Did a double-take when I read Uniontown -also in the map circle and never seen either of those vehicles. Will definitely keep an eye out for either!
I like the aerodynamics that the Karmann Ghia Type 14 offered. I wish I knew how the TC compared. The Type 14 had a drag coefficient of 0.39, which coupled with its low frontal area, makes it have a slightly lower overall CdA than the average new car of today. They make excellent EV conversions as a result of this when coupled with their low mass, but are getting hard to find.
And I’m certain some would take disagreement with this being the best air-cooled VW ever built.
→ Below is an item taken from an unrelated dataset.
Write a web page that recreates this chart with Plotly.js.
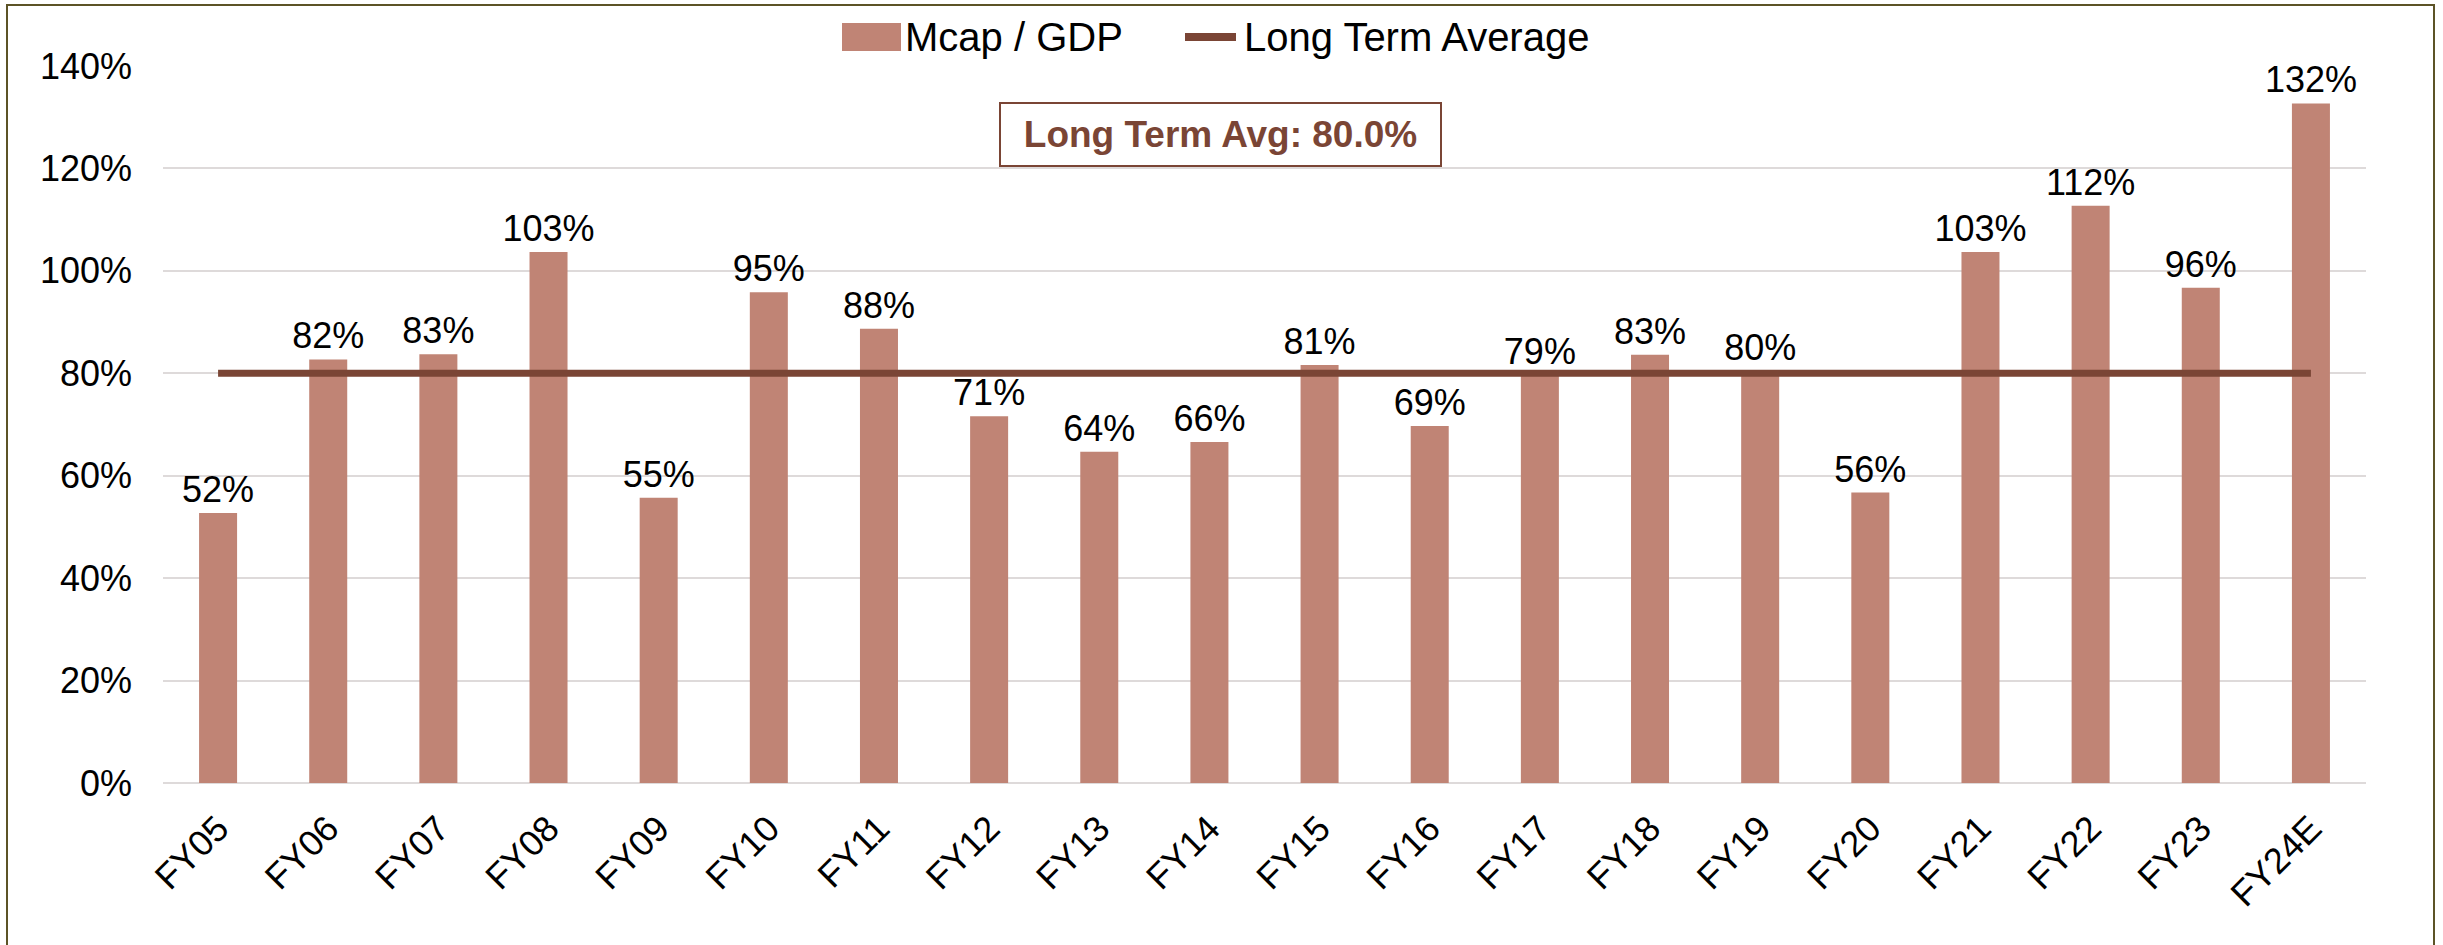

Consider the VW SP2.
the Type 14’s have a small problem with Rust and it is a paint o swap panels from parts cars as they seem to have been all fit for each chassis individually. but I do agree the 14 is my favorite VW in general, and the EV west kit is a pretty straight forward swap. Just surprisingly expensive compared to a 914 or 912 kit.
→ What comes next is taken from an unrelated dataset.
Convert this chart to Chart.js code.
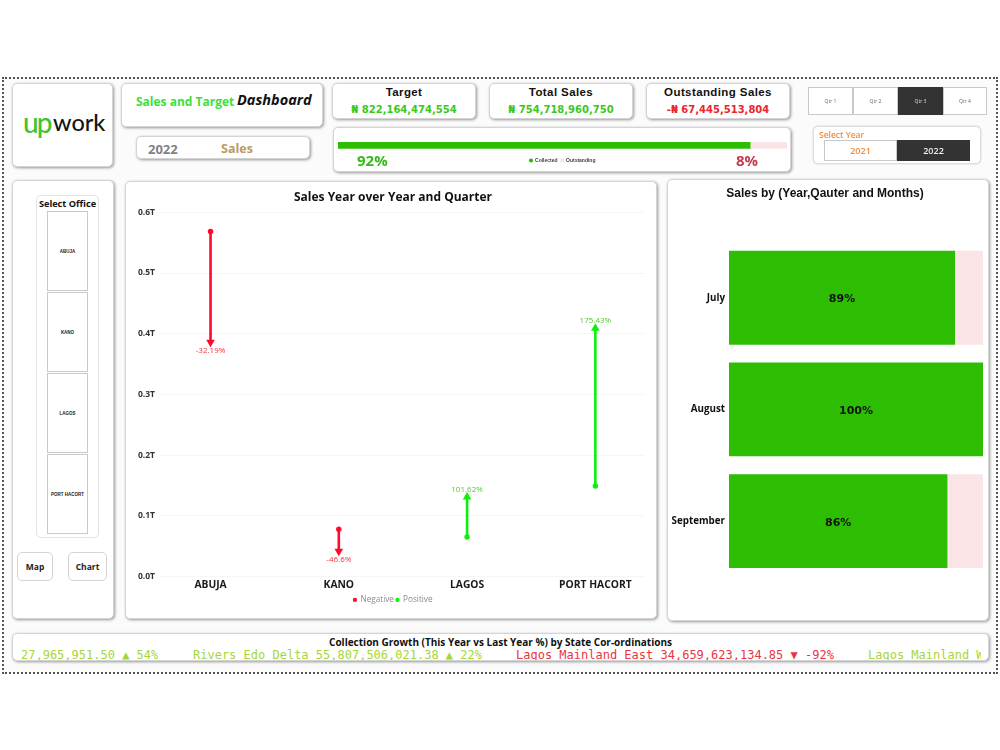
<!DOCTYPE html>
<html><head><meta charset="utf-8">
<script src="https://cdn.jsdelivr.net/npm/chart.js@4"></script>
<style>
html,body{margin:0;padding:0;background:#fff;width:1000px;height:750px;overflow:hidden;font-family:"Open Sans",sans-serif}
#frame{position:absolute;left:2px;top:77px;width:992px;height:593px;border:2px dotted #555;background:#fbfbfb;box-sizing:content-box}
.c{position:absolute;background:#fff;border:1px solid #d4d4d4;border-radius:5px;box-shadow:1px 1px 3px rgba(0,0,0,.4);box-sizing:border-box}
.t{position:absolute;white-space:nowrap;line-height:1}
.kt{font:bold 11.5px "Liberation Sans",sans-serif;letter-spacing:.4px;color:#111;width:100%;left:0;text-align:center;top:2px}
.kv{font:bold 10px "DejaVu Sans",sans-serif;width:100%;left:0;text-align:center;top:20px}
.b{position:absolute;background:#fff;border:1px solid #c9c9c9;box-sizing:border-box;display:flex;align-items:center;justify-content:center;color:#666}
canvas{position:absolute}
</style></head><body>
<div id="frame"></div>

<div class="c" style="left:12px;top:83px;width:101px;height:84px">
  <div class="t" style="left:10px;top:21px;font:500 28px Lato,sans-serif;letter-spacing:-2px;color:#3fc42f">up</div>
  <div class="t" style="left:40px;top:24px;font:500 23.5px Lato,sans-serif;color:#151515">work</div>
</div>
<div class="c" style="left:121px;top:83px;width:202px;height:44px">
  <div class="t" style="left:14px;top:9px;font:bold 12px 'Open Sans',sans-serif;color:#3de03a">Sales and Target</div>
  <div class="t" style="left:115px;top:6px;font:italic bold 14.5px 'Open Sans',sans-serif;color:#111">Dashboard</div>
</div>
<div class="c" style="left:136px;top:136px;width:174px;height:23px">
  <div class="t" style="left:11px;top:3px;font:bold 13px 'Open Sans',sans-serif;color:#7f7f85">2022</div>
  <div class="t" style="left:84px;top:3px;font:bold 12.5px 'Open Sans',sans-serif;color:#bc9a62">Sales</div>
</div>

<div class="c" style="left:332px;top:83px;width:144px;height:36px"><div class="t kt">Target</div><div class="t kv" style="color:#3bc81e">₦ 822,164,474,554</div></div>
<div class="c" style="left:489px;top:83px;width:144px;height:36px"><div class="t kt">Total Sales</div><div class="t kv" style="color:#3bc81e">₦ 754,718,960,750</div></div>
<div class="c" style="left:646px;top:83px;width:144px;height:36px"><div class="t kt">Outstanding Sales</div><div class="t kv" style="color:#e8262c">-₦ 67,445,513,804</div></div>

<div class="c" style="left:333px;top:127px;width:458px;height:45px"></div>
<canvas id="prog" style="left:333px;top:128px"></canvas>
<div class="t" style="left:357px;top:150px;font:bold 15px 'Open Sans',sans-serif;color:#33bb14">92%</div>
<div class="t" style="left:736px;top:150px;font:bold 15px 'Open Sans',sans-serif;color:#c43c4c">8%</div>

<div class="b" style="left:808px;top:87px;width:45px;height:28px;font-size:5px">Qtr 1</div>
<div class="b" style="left:853px;top:87px;width:45px;height:28px;font-size:5px">Qtr 2</div>
<div class="b" style="left:898px;top:87px;width:45px;height:28px;font-size:5px;background:#333;color:#ddd;border-color:#333">Qtr 3</div>
<div class="b" style="left:943px;top:87px;width:44px;height:28px;font-size:5px">Qtr 4</div>

<div class="c" style="left:813px;top:126px;width:168px;height:38px;box-shadow:0 0 2px rgba(0,0,0,.2);border-color:#ddd">
  <div class="t" style="left:5px;top:2px;font:600 8.5px 'Open Sans',sans-serif;color:#ef8c3a">Select Year</div>
</div>
<div class="b" style="left:824px;top:140px;width:73px;height:21px;font:600 9px 'Open Sans';color:#ef8c3a">2021</div>
<div class="b" style="left:897px;top:140px;width:73px;height:21px;font:600 9px 'Open Sans';background:#333;color:#eee;border-color:#333">2022</div>

<div class="c" style="left:12px;top:180px;width:102px;height:439px"></div>
<div class="c" style="left:36px;top:195px;width:63px;height:343px;box-shadow:none;border-color:#e2e2e2">
  <div class="t" style="left:0;width:100%;text-align:center;top:1px;font:bold 9.2px 'Open Sans',sans-serif;color:#111">Select Office</div>
</div>
<div class="b" style="left:47px;top:211px;width:41px;height:80px;font:bold 4.5px 'Liberation Sans';color:#222">ABUJA</div>
<div class="b" style="left:47px;top:292px;width:41px;height:80px;font:bold 4.5px 'Liberation Sans';color:#222">KANO</div>
<div class="b" style="left:47px;top:373px;width:41px;height:80px;font:bold 4.5px 'Liberation Sans';color:#222">LAGOS</div>
<div class="b" style="left:47px;top:454px;width:41px;height:80px;font:bold 4.5px 'Liberation Sans';color:#222">PORT HACORT</div>
<div class="c" style="left:17px;top:552px;width:36px;height:29px;box-shadow:none;display:flex;align-items:center;justify-content:center;font:bold 8.5px 'Open Sans';color:#222">Map</div>
<div class="c" style="left:68px;top:552px;width:39px;height:29px;box-shadow:none;display:flex;align-items:center;justify-content:center;font:bold 8.5px 'Open Sans';color:#222">Chart</div>

<div class="c" style="left:125px;top:181px;width:532px;height:438px"></div>
<canvas id="main" style="left:125px;top:181px"></canvas>
<div class="c" style="left:667px;top:179px;width:322px;height:442px"></div>
<canvas id="months" style="left:667px;top:179px"></canvas>

<div class="c" style="left:12px;top:633px;width:977px;height:28px">
  <div class="t" style="left:0;width:100%;text-align:center;top:1px;font:bold 10px 'Open Sans',sans-serif;color:#111">Collection Growth (This Year vs Last Year %) by State Cor-ordinations</div>
  <div style="position:absolute;left:0;top:0;width:968px;height:100%;overflow:hidden;font:12px 'DejaVu Sans Mono',monospace">
    <div class="t" style="left:8px;top:15px;color:#a6d637">27,965,951.50 ▲ 54%</div>
    <div class="t" style="left:180px;top:15px;color:#a6d637">Rivers Edo Delta 55,807,506,021.38 ▲ 22%</div>
    <div class="t" style="left:503px;top:15px;color:#ea3440">Lagos Mainland East 34,659,623,134.85 ▼ -92%</div>
    <div class="t" style="left:855px;top:15px;color:#a6d637">Lagos Mainland West</div>
  </div>
</div>

<script>
const offices = ["ABUJA","KANO","LAGOS","PORT HACORT"];
const lastYear = [0.5686,0.0777,0.065,0.149];
const thisYear = [0.386,0.0415,0.131,0.409];
const growth = ["-32.19%","-46.6%","101.62%","175.43%"];
const yTicks = [0,0.1,0.2,0.3,0.4,0.5,0.6];
const months = ["July","August","September"];
const collectedPct = [89,100,86];
const outstandingPct = [11,0,14];
const monthLabels = ["89%","100%","86%"];
const collected = [754718960750];
const outstanding = [67445513804];

const RED="#ff0a2a", LIME="#0cf00c", GREEN="#2dbe04", PINK="#fbe4e6";
function arrows(sign){
  const out=[];
  offices.forEach((o,i)=>{
    if(Math.sign(thisYear[i]-lastYear[i])!==sign) return;
    if(out.length) out.push({x:i-.5,y:null});
    out.push({x:i,y:lastYear[i]},{x:i,y:thisYear[i]});
  });
  return out;
}
const dsOpts=(label,color,rot)=>({label,borderColor:color,backgroundColor:color,borderWidth:2.6,showLine:true,spanGaps:false,tension:0,
  pointStyle:c=>c.dataIndex%3===0?'circle':'triangle',
  pointRadius:c=>c.dataIndex%3===0?2.7:5,
  pointHoverRadius:c=>c.dataIndex%3===0?2.7:5,
  pointRotation:c=>c.dataIndex%3===0?0:rot,pointBorderWidth:0});

const growthLabels={id:'growthLabels',
 afterLayout(ch){ch.titleBlock.left+=16;ch.legend.left+=16;},
 afterDatasetsDraw(ch){
  const g=ch.ctx;g.save();g.font='8px "Open Sans"';g.textAlign='center';g.textBaseline='middle';
  offices.forEach((o,i)=>{
    const up=thisYear[i]>lastYear[i];
    g.fillStyle=up?'#5cc832':'#f8303f';
    g.fillText(growth[i],ch.scales.x.getPixelForValue(i),ch.scales.y.getPixelForValue(thisYear[i])+(up?-7.5:8.5));
  });g.restore();
}};
function size(id,w,h){const e=document.getElementById(id);e.width=w;e.height=h;e.style.width=w+'px';e.style.height=h+'px';return e;}

new Chart(size('main',532,438),{type:'scatter',
 data:{datasets:[dsOpts('Negative',RED,180),dsOpts('Positive',LIME,0)].map((d,k)=>({...d,data:arrows(k?1:-1)}))},
 plugins:[growthLabels],
 options:{responsive:false,animation:false,
  layout:{padding:{left:0,right:12,top:9,bottom:5}},
  plugins:{tooltip:{enabled:false},
   title:{display:true,text:'Sales Year over Year and Quarter',color:'#111',font:{family:'Open Sans',size:12,weight:'bold'},padding:{top:0,bottom:8}},
   legend:{position:'bottom',labels:{usePointStyle:true,boxWidth:3,boxHeight:3,padding:2,color:'#8a8a92',font:{family:'Open Sans',size:8.2}}}},
  scales:{
   x:{type:'linear',min:-0.394,max:3.387,grid:{display:false,drawTicks:false},border:{display:false},
      afterBuildTicks:s=>{s.ticks=offices.map((o,i)=>({value:i}));},
      ticks:{autoSkip:false,maxRotation:0,padding:2.5,color:'#1a1a1a',font:{family:'Open Sans',size:10.3,weight:'bold'},callback:v=>offices[v]}},
   y:{min:0,max:0.6,afterFit:s=>{s.width=35;},grid:{color:'#f6f6f6',drawTicks:false},border:{display:false},
      afterBuildTicks:s=>{s.ticks=yTicks.map(v=>({value:v}));},
      ticks:{padding:5,color:'#333',font:{family:'Open Sans',size:8.5,weight:'bold'},callback:v=>v.toFixed(1)+'T'}}
  }}});

const monthText={id:'monthText',afterDatasetsDraw(ch){
  const g=ch.ctx;g.save();g.font='bold 11px "DejaVu Sans"';g.fillStyle='#111';g.textAlign='center';g.textBaseline='middle';
  months.forEach((m,i)=>{const x0=ch.scales.x.getPixelForValue(0),x1=ch.scales.x.getPixelForValue(collectedPct[i]);
    g.fillText(monthLabels[i],(x0+x1)/2,ch.scales.y.getPixelForValue(i)+1.5);});g.restore();
}};
new Chart(size('months',322,442),{type:'bar',
 data:{labels:months,datasets:[
  {label:'Collected',data:collectedPct,backgroundColor:GREEN,stack:'a',barPercentage:.84,categoryPercentage:1},
  {label:'Outstanding',data:outstandingPct,backgroundColor:PINK,stack:'a',barPercentage:.84,categoryPercentage:1}]},
 plugins:[monthText],
 options:{indexAxis:'y',responsive:false,animation:false,
  layout:{padding:{left:0,right:6,top:0,bottom:44}},
  plugins:{tooltip:{enabled:false},legend:{display:false},
   title:{display:true,text:'Sales by (Year,Qauter and Months)',color:'#111',align:'center',font:{family:'Liberation Sans',size:12,weight:'bold'},padding:{top:7,bottom:41.5}}},
  scales:{
   x:{display:false,stacked:true,min:0,max:100},
   y:{stacked:true,afterFit:s=>{s.width=62;},grid:{display:false,drawTicks:false},border:{display:false},
      ticks:{padding:4,color:'#111',font:{family:'Open Sans',size:9.8,weight:'bold'}}}
  }}});

new Chart(size('prog',458,45),{type:'bar',
 data:{labels:['Sales'],datasets:[
  {label:'Collected',data:collected,backgroundColor:GREEN,stack:'a',barThickness:6},
  {label:'Outstanding',data:outstanding,backgroundColor:PINK,stack:'a',barThickness:6}]},
 options:{indexAxis:'y',responsive:false,animation:false,
  layout:{padding:{left:5,right:4,top:7.7,bottom:0}},
  plugins:{tooltip:{enabled:false},legend:{position:'bottom',labels:{usePointStyle:true,boxWidth:3,boxHeight:3,padding:3,color:'#444',font:{family:'Liberation Sans',size:5,weight:'bold'}}}},
  scales:{x:{display:false,stacked:true,min:0,max:collected[0]+outstanding[0]},y:{display:false,stacked:true}}
 }});
</script>
</body></html>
It’s crazy that this is a Giugiaro design; I would have guessed it was from Frua.
Another air-cooled VW to lust after. What is about these cars with their Fisher Price popcorn popper motors and big-eyed faces? Love them all (and I’m including the Porsche VW 914). In a related vein, is there a best source you’d recommend for learning how to rebuild VW engines (heck, the whole damn car)? I’m thinking of taking up a new hobby.
The classic must read for those interested in old air (mostly air & oil) cooled VWs.
+ YouTube videos galore.
Like any old car, plan on it being your 2nd or better yet 3rd or 4th ‘for weekends’ car
I like the shape, not as much as the SP2, but still pleasing to the eye. The TC in the video at the :36 mark with the Fuchs has a 911esque profile.
+1 for the SP2. Perhaps my favorite VW. The fact that it’s just an everyday car makes that wild design that much cooler.
It’s all so very subjective, which is as it should be. I still think the Type 14 is the prettiest and the Type 34 the most distinctive (not to say weirdest), but this one is awfully cool as well. And I think the bumper remover made the right decision, aesthetically: it’s much more attractive sans bumpers!